I you are the definer of the term "principled"? Ok are you using in the philosophic sense or the dictionary sense? And how does that effect your post hoc ergo hoc statement above.
I don't believe you "see". I have explained in the now italised text why that cannot be the principle behind a FA restriction.

I have not conflated correlation and causation, so your assessment of my statement is inaccurate.

Third, the concept of the lethality of a maxim isn't a principled or reasonable basis for restriction of FA arms.
Really? Inherent lethality of an item on a mass basis is not principled or reasonable within a constitutional framework where such restrictions would undoubtably pass muster? Are you familiar with the NFA?
Yes. I am also familiar with the difference between being able to pass a constitutional test and being the product of a plausible, reasonable principle.
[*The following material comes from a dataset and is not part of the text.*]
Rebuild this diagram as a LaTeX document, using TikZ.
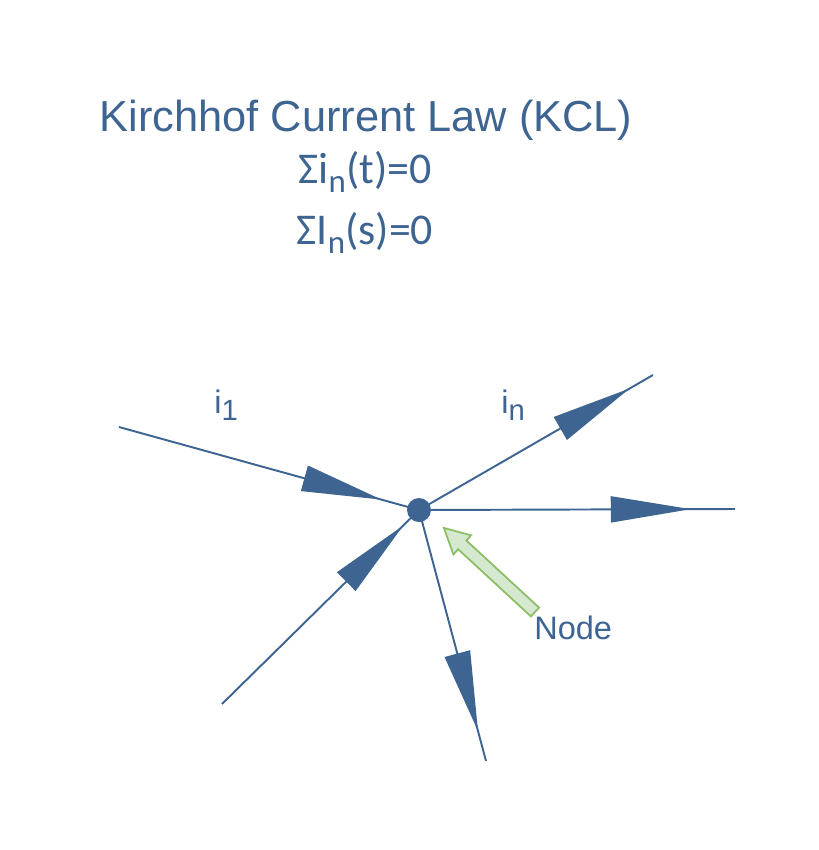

Ken, that one was yours. If you don't wish to defend it, you've no obligation to. It is not obviously absurd to apply your test in a principled fashion. Since your implied test would restrict any arms, it is not a principled restriction of FA arms.
You confuse the rhetorical question with a postition.
No. Because the question was rhetorical, a reasonable reader can infer the position that inspires it. If that is not your position, feel free to indicate that.

Originally Posted by TNgent
Absolutely Glenn, unless we digress into the inane argument that a shovel is just as lethal as a .50 cal machinegun, lethality and dangerousness of the weapon is a reasonable basis for restriction.
Beyond noting that this leg of the conversation doesn't involve either, I make two observations. First, you may consider "lethality" to be a principle upon which a restriction should be based, but would have to admit that a bus or a 50bmg rifle are each likely more dangerous/lethal than a FA 10/22.

Second and more fundamentally, "lethality" and "dangerousness" are very closely related to "efficacy". That the federal government did little to restrict the possession of the most effective individual weapons to citizens prior to the NFA should arouse the curiosity of those who wonder whether its principles are consistent with the history and text of the 2d Am.